Question 93 : Given a matrix, we need to count all paths from top left to bottom right of MxN matrix. You can either move down or right.

In this post, we will see about how to count all paths from top left to bottom right of MxN matrix.

Problem

We need to count all paths from top left to bottom right of MxN matrix. You can either move down or right.

Solution

You can solve this problem using recursion.

Recursion

public int countMatrixPathsRec(int [][] matrix, int row, int col){
        //base case
        // If you reach at last row or column then you have only one path to go
        if(row==matrix.length-1 || col==matrix[0].length-1){
            return 1;
        }
        return countMatrixPathsRec(matrix, row+1, col) 
                    + countMatrixPathsRec(matrix, row, col+1);

Recursion will work fine but time complexity of this solution will be exponential as there are lots of overlapping subproblems here.

We can use dynamic programming to solve the problem.
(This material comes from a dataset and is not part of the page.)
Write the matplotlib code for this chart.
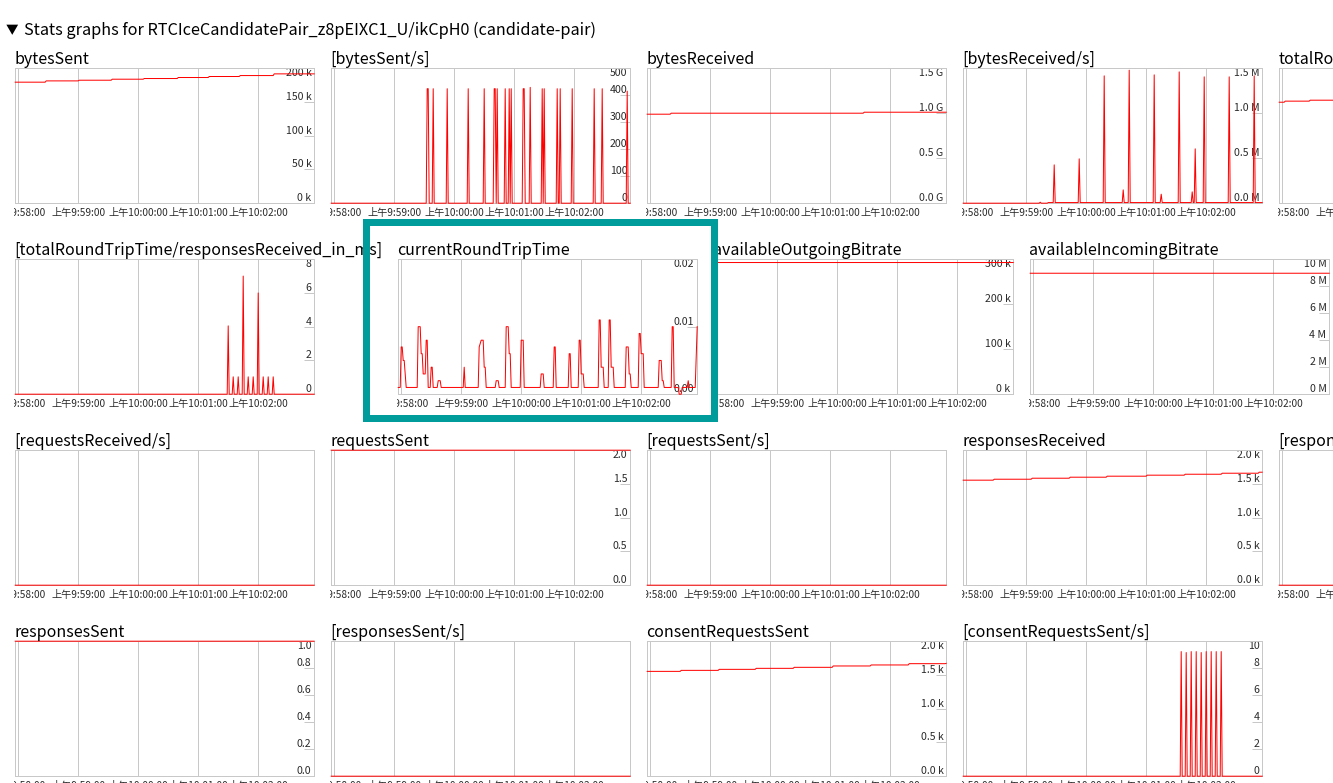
"""
Recreates the webrtc-internals stats graphs screenshot for one candidate pair.
"""

import matplotlib

matplotlib.use("Agg")
import matplotlib.pyplot as plt
from matplotlib.patches import Rectangle
from matplotlib.transforms import Bbox

plt.rcParams["font.family"] = ["Noto Sans CJK SC", "DejaVu Sans"]

WIDTH = 1333
HEIGHT = 783
PANEL_W = 299
PANEL_H = 135
T_START = -3
T_END = 296
GREY = "#c8c8c8"
TEXT_GREY = "#2a2a2a"
RED = "#ff0000"
TEAL = "#009b9b"

SECTION_TITLE = "Stats graphs for RTCIceCandidatePair_z8pEIXC1_U/ikCpH0 (candidate-pair)"
TIME_TICKS = [0, 60, 120, 180, 240]
TIME_LABELS = ["上午9:58:00", "上午9:59:00", "上午10:00:00", "上午10:01:00", "上午10:02:00"]

# step series, times are seconds after 9:58:00
BYTES_SENT_T = [-3, 27, 28, 60, 61, 93, 94, 125, 126, 159, 160, 190, 191, 221, 222, 255, 256, 296]
BYTES_SENT_V = [179.3e3, 179.3e3, 181.2e3, 181.2e3, 182.2e3, 182.2e3, 183.7e3, 183.7e3, 184.7e3,
                184.7e3, 186.2e3, 186.2e3, 187.7e3, 187.7e3, 189.1e3, 189.1e3, 191.6e3, 191.6e3]

BYTES_RECV_T = [-3, 20, 21, 213, 214, 296]
BYTES_RECV_V = [0.989e9, 0.989e9, 1.0e9, 1.0e9, 1.011e9, 1.011e9]

TOTAL_RTT_T = [-3, 2, 3, 27, 28, 296]
TOTAL_RTT_V = [0.748, 0.748, 0.756, 0.756, 0.763, 0.763]

OUTGOING_T = [-3, 296]
OUTGOING_V = [292.6e3, 292.6e3]

INCOMING_T = [-3, 296]
INCOMING_V = [8.96e6, 8.96e6]

RESP_RECV_T = [-3, 27, 28, 65, 66, 103, 104, 140, 141, 180, 181, 218, 219, 255, 256, 292, 293, 296]
RESP_RECV_V = [1556, 1556, 1570, 1570, 1585, 1585, 1600, 1600, 1615, 1615, 1630, 1630, 1644, 1644,
               1659, 1659, 1674, 1674]

CONSENT_T = [-3, 30, 31, 68, 69, 105, 106, 143, 144, 182, 183, 220, 221, 258, 259, 295, 296]
CONSENT_V = [1553, 1553, 1568, 1568, 1583, 1583, 1598, 1598, 1613, 1613, 1633, 1633, 1648, 1648,
             1667, 1667, 1672]

FLAT_ZERO_T = [-3, 296]
FLAT_ZERO_V = [0, 0]
REQUESTS_SENT_V = [2.0, 2.0]
RESPONSES_SENT_V = [1.0, 1.0]

# spike series: time of each peak and its height
BYTES_SENT_RATE_T = [93, 94, 99, 113, 134, 150, 160, 161, 163, 171, 175, 177, 189, 190, 196, 208,
                     210, 223, 226, 238, 260, 268, 293]
BYTES_SENT_RATE_V = [424, 424, 424, 424, 424, 424, 424, 424, 424, 424, 424, 424, 424, 424, 429,
                     424, 424, 424, 424, 424, 424, 424, 415]

BYTES_RECV_RATE_T = [74, 88, 113, 138, 157, 163, 188, 195, 213, 226, 229, 238, 263, 288]
BYTES_RECV_RATE_V = [0.011e6, 0.426e6, 0.493e6, 1.415e6, 0.148e6, 1.478e6, 1.426e6, 0.1e6,
                     1.459e6, 0.126e6, 0.604e6, 1.404e6, 1.404e6, 1.415e6]

RTT_PER_RESP_T = [210, 215, 220, 225, 230, 235, 240, 245, 250, 255]
RTT_PER_RESP_V = [4.05, 1.03, 1.03, 7.0, 1.03, 1.03, 6.0, 1.03, 1.03, 1.03]

CONSENT_RATE_T = [215, 220, 225, 230, 235, 240, 245, 250, 255]
CONSENT_RATE_V = [9.23, 9.16, 9.23, 9.23, 9.16, 9.23, 9.23, 9.23, 9.23]

RTT_T = [-3, -1, 0, 1, 2, 3, 5, 16, 17, 19, 20, 21, 22, 24, 25, 26, 27, 29, 30, 31, 32, 36, 37, 39,
         40, 62, 63, 64, 77, 78, 80, 82, 83, 84, 85, 94, 95, 97, 98, 104, 105, 107, 108, 109, 110,
         119, 120, 122, 123, 139, 140, 142, 143, 152, 153, 154, 155, 167, 168, 169, 170, 177, 178,
         179, 180, 182, 183, 197, 198, 199, 200, 202, 203, 207, 208, 209, 210, 212, 213, 224, 225,
         227, 228, 229, 230, 237, 238, 239, 240, 242, 243, 257, 258, 260, 261, 262, 263, 270, 271,
         272, 273, 277, 278, 280, 281, 286, 287, 288, 294, 296]
RTT_V = [.001, .001, .007, .007, .005, .005, .001, .001, .01, .01, .006, .006, .003, .003, .008,
         .008, .001, .001, .004, .004, .001, .001, .002, .002, .001, .001, .004, .001, .001, .007,
         .008, .008, .004, .004, .001, .001, .002, .002, .001, .001, .01, .01, .006, .006, .001,
         .001, .008, .008, .001, .001, .003, .003, .001, .001, .007, .007, .001, .001, .006, .006,
         .001, .001, .008, .008, .003, .003, .001, .001, .011, .011, .004, .004, .001, .001, .011,
         .011, .004, .004, .001, .001, .007, .007, .003, .003, .001, .001, .009, .009, .006, .006,
         .001, .001, .005, .005, .002, .002, .001, .001, .01, .01, .001, .001, 0, 0, .001, .001,
         .002, .001, .001, .01]

# axis ticks
G_TICKS = [0, 0.5e9, 1.0e9, 1.5e9]
G_LABELS = ["0.0 G", "0.5 G", "1.0 G", "1.5 G"]
BYTES_K_TICKS = [0, 50e3, 100e3, 150e3, 200e3]
BYTES_K_LABELS = ["0 k", "50 k", "100 k", "150 k", "200 k"]
RATE_TICKS = [0, 100, 200, 300, 400, 500]
RATE_LABELS = ["0", "100", "200", "300", "400", "500"]
M_TICKS = [0, 0.5e6, 1.0e6, 1.5e6]
M_LABELS = ["0.0 M", "0.5 M", "1.0 M", "1.5 M"]
RTT_RESP_TICKS = [0, 2, 4, 6, 8]
RTT_RESP_LABELS = ["0", "2", "4", "6", "8"]
RTT_TICKS = [0, 0.01, 0.02]
RTT_LABELS = ["0.00", "0.01", "0.02"]
OUT_TICKS = [0, 100e3, 200e3, 300e3]
OUT_LABELS = ["0 k", "100 k", "200 k", "300 k"]
IN_TICKS = [0, 2e6, 4e6, 6e6, 8e6, 10e6]
IN_LABELS = ["0 M", "2 M", "4 M", "6 M", "8 M", "10 M"]
REQ_TICKS = [0, 0.5, 1.0, 1.5, 2.0]
REQ_LABELS = ["0.0", "0.5", "1.0", "1.5", "2.0"]
K2_TICKS = [0, 500, 1000, 1500, 2000]
K2_LABELS = ["0.0 k", "0.5 k", "1.0 k", "1.5 k", "2.0 k"]
RESP_TICKS = [0, 0.2, 0.4, 0.6, 0.8, 1.0]
RESP_LABELS = ["0.0", "0.2", "0.4", "0.6", "0.8", "1.0"]
CONSENT_RATE_TICKS = [0, 2, 4, 6, 8, 10]
CONSENT_RATE_LABELS = ["0", "2", "4", "6", "8", "10"]


# Function to turn spike peaks into a line that sits on a floor value
def spikeLine(times, values, floorStart=None, floorValue=0):
    def floorAt(t):
        return floorValue if floorStart is not None and t >= floorStart else 0

    points = {T_START: 0, T_END: floorAt(T_END)}
    if floorStart is not None:
        points[floorStart - 1] = 0
        points[floorStart] = floorValue
    for t, v in zip(times, values):
        points.setdefault(t - 1, floorAt(t - 1))
        points.setdefault(t + 1, floorAt(t + 1))
        points[t] = v
    xs = sorted(points)
    return xs, [points[x] for x in xs]


# Function to draw one stats graph, left and top are pixels of the screenshot
def drawPanel(fig, left, top, title, xs, ys, ymax, ticks=None, labels=None):
    ax = fig.add_axes([left / WIDTH, 1 - (top + PANEL_H) / HEIGHT, PANEL_W / WIDTH, PANEL_H / HEIGHT])
    ax.set_xlim(T_START, T_END)
    ax.set_ylim(0, ymax)
    for spine in ax.spines.values():
        spine.set_color(GREY)
        spine.set_linewidth(0.72)

    ax.set_xticks(TIME_TICKS)
    ax.set_xticklabels(TIME_LABELS, fontsize=7.3, color=TEXT_GREY)
    ax.tick_params(axis="x", length=0, pad=3.7)
    ax.grid(axis="x", color=GREY, linewidth=0.72)
    ax.set_axisbelow(True)
    # the first time label is cut off by the left edge of the canvas
    clipBox = Bbox.from_extents(left - 1, 0, left + PANEL_W + 1, HEIGHT)
    for label in ax.get_xticklabels():
        label.set_clip_box(clipBox)
        label.set_clip_on(True)

    ax.yaxis.tick_right()
    if ticks:
        ax.set_yticks(ticks)
        ax.set_yticklabels(labels, fontsize=7.6, color=TEXT_GREY)
        ax.tick_params(axis="y", direction="in", length=7.2, width=0.72, color=GREY, pad=-2)
        yLabels = ax.get_yticklabels()
        plt.setp(yLabels, ha="right", va="bottom")
        # top label stays inside the graph
        yLabels[-1].set_va("top")
    else:
        ax.set_yticks([])

    ax.plot(xs, ys, color=RED, linewidth=0.72, clip_on=False, zorder=3, snap=False)
    ax.set_title(title, loc="left", x=-0.003, fontsize=11.5, pad=2.5, color="black")
    return ax


def main():
    fig = plt.figure(figsize=(WIDTH / 100, HEIGHT / 100), dpi=100, facecolor="white")
    fig.text(6 / WIDTH, 1 - 34 / HEIGHT, "▼", fontsize=9, color="black", va="baseline")
    fig.text(24 / WIDTH, 1 - 35 / HEIGHT, SECTION_TITLE, fontsize=11.7, color="black", va="baseline")

    col = [15.2, 331.2, 647.2, 963.2, 1279.2]
    col2 = [15.2, 398.2, 714.2, 1030.2]
    row = [68.2, 259.2, 450.2, 641.2]

    # first row
    drawPanel(fig, col[0], row[0], "bytesSent", BYTES_SENT_T, BYTES_SENT_V, 200e3, BYTES_K_TICKS, BYTES_K_LABELS)
    xs, ys = spikeLine(BYTES_SENT_RATE_T, BYTES_SENT_RATE_V)
    drawPanel(fig, col[1], row[0], "[bytesSent/s]", xs, ys, 500, RATE_TICKS, RATE_LABELS)
    drawPanel(fig, col[2], row[0], "bytesReceived", BYTES_RECV_T, BYTES_RECV_V, 1.5e9, G_TICKS, G_LABELS)
    xs, ys = spikeLine(BYTES_RECV_RATE_T, BYTES_RECV_RATE_V, floorStart=82, floorValue=0.007e6)
    drawPanel(fig, col[3], row[0], "[bytesReceived/s]", xs, ys, 1.5e6, M_TICKS, M_LABELS)
    drawPanel(fig, col[4], row[0], "totalRoundTripTime", TOTAL_RTT_T, TOTAL_RTT_V, 1.0)

    # second row
    xs, ys = spikeLine(RTT_PER_RESP_T, RTT_PER_RESP_V)
    drawPanel(fig, col2[0], row[1], "[totalRoundTripTime/responsesReceived_in_ms]", xs, ys, 8, RTT_RESP_TICKS, RTT_RESP_LABELS)
    drawPanel(fig, col2[1], row[1], "currentRoundTripTime", RTT_T, RTT_V, 0.02, RTT_TICKS, RTT_LABELS)
    drawPanel(fig, col2[2], row[1], "availableOutgoingBitrate", OUTGOING_T, OUTGOING_V, 300e3, OUT_TICKS, OUT_LABELS)
    drawPanel(fig, col2[3], row[1], "availableIncomingBitrate", INCOMING_T, INCOMING_V, 10e6, IN_TICKS, IN_LABELS)

    # third row
    drawPanel(fig, col[0], row[2], "[requestsReceived/s]", FLAT_ZERO_T, FLAT_ZERO_V, 1)
    drawPanel(fig, col[1], row[2], "requestsSent", FLAT_ZERO_T, REQUESTS_SENT_V, 2.0, REQ_TICKS, REQ_LABELS)
    drawPanel(fig, col[2], row[2], "[requestsSent/s]", FLAT_ZERO_T, FLAT_ZERO_V, 1)
    drawPanel(fig, col[3], row[2], "responsesReceived", RESP_RECV_T, RESP_RECV_V, 2000, K2_TICKS, K2_LABELS)
    drawPanel(fig, col[4], row[2], "[responsesReceived/s]", FLAT_ZERO_T, FLAT_ZERO_V, 1)

    # fourth row
    drawPanel(fig, col[0], row[3], "responsesSent", FLAT_ZERO_T, RESPONSES_SENT_V, 1.0, RESP_TICKS, RESP_LABELS)
    drawPanel(fig, col[1], row[3], "[responsesSent/s]", FLAT_ZERO_T, FLAT_ZERO_V, 1)
    drawPanel(fig, col[2], row[3], "consentRequestsSent", CONSENT_T, CONSENT_V, 2000, K2_TICKS, K2_LABELS)
    xs, ys = spikeLine(CONSENT_RATE_T, CONSENT_RATE_V)
    drawPanel(fig, col[3], row[3], "[consentRequestsSent/s]", xs, ys, 10, CONSENT_RATE_TICKS, CONSENT_RATE_LABELS)

    # teal highlight frame around currentRoundTripTime
    frame = Rectangle(
        (365.7 / WIDTH, 1 - 417.5 / HEIGHT),
        348.7 / WIDTH,
        196 / HEIGHT,
        fill=False,
        edgecolor=TEAL,
        linewidth=5.04,
        joinstyle="miter",
        zorder=10,
    )
    fig.add_artist(frame)

    fig.savefig("out.png", dpi=100, facecolor="white")


main()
We won’t recompute any subproblem more than once.

Dynamic programming

Here is simple algorithm for dynamic programming solution.

• Initialize an array dp with matrix’s dimensions. This array will give us final count, once we reach to bottom right.
• Fill the first row with 1, as you can reach here from one direction(by going right)
• Fill the first column with 1 as well, as you can reach here from one direction(by going down).
• Iterate over all other rows and columns and use formula dp=dp[i-1][j] + dp[i][j-1], as you can reach here from two directions (By going right or By going down)
• return dp[matrix.length-1][matrix[0].length-1]

Here is a diagramtic illustration of the algorithm.

public int countMatrixPathsDynamicProgramming(int [][] matrix){
        int dp [][] = new int[matrix.length][matrix[0].length];
 
        // no of path for first row will be 1 as you can move only in one direction
        for (int i = 0; i <dp.length ; i++) {
            dp[0][i] = 1;
        }
 
        // no of path for first column will be 1 as you can move only in one direction
        for (int i = 0; i <dp.length ; i++) {
            dp[i][0] = 1;
        }
 
        for (int i = 1; i <dp.length ; i++) {
            for (int j = 1; j <dp.length ; j++) {
                dp[i][j] = dp[i-1][j] + dp[i][j-1];
            }
        }
 
        return dp[matrix.length-1][matrix[0].length-1];
    }

Here is complete program to Count all paths from top left to bottom right of MxN matrix.

public class CountMatrixPaths {
 
    public static void main(String[] args)
    {
        CountMatrixPaths cmp=new CountMatrixPaths();
        int[][] matrix= {
                {1,2,3},
                {4,5,6},
                {7,8,9}
        };
 
        int totalPathsRec = cmp.countMatrixPathsRec(matrix,0,0);
        System.out.println("Total paths to reach top left to bottom right using recursion: "+totalPathsRec);
 
        int totalPaths = cmp.countMatrixPathsDynamicProgramming(matrix);
        System.out.println("Total paths to reach top left to bottom right using DP: "+totalPaths);
 
    }
 
    public int countMatrixPathsRec(int [][] matrix, int row, int col){
        //base case
        
        // If you reach at last row or column then you have only one path to go
        if(row==matrix.length-1 || col==matrix[0].length-1){
            return 1;
        }
        return countMatrixPathsRec(matrix, row+1, col) + countMatrixPathsRec(matrix, row, col+1);
    }
 
    public int countMatrixPathsDynamicProgramming(int [][] matrix){
        int dp [][] = new int[matrix.length][matrix[0].length];
 
        // no of path for first row will be 1 as you can move only in one direction
        for (int i = 0; i <dp.length ; i++) {
            dp[0][i] = 1;
        }
 
        // no of path for first column will be 1 as you can move only in one direction
        for (int i = 0; i <dp.length ; i++) {
            dp[i][0] = 1;
        }
 
        for (int i = 1; i <dp.length ; i++) {
            for (int j = 1; j <dp.length ; j++) {
                dp[i][j] = dp[i-1][j] + dp[i][j-1];
            }
        }
 
        return dp[matrix.length-1][matrix[0].length-1];
    }
 
}

Here is output of the above program.

Total paths to reach top left to bottom right using recursion: 6
Total paths to reach top left to bottom right using DP: 6

That’s all about counting all paths from top left to bottom right of MxN matrix.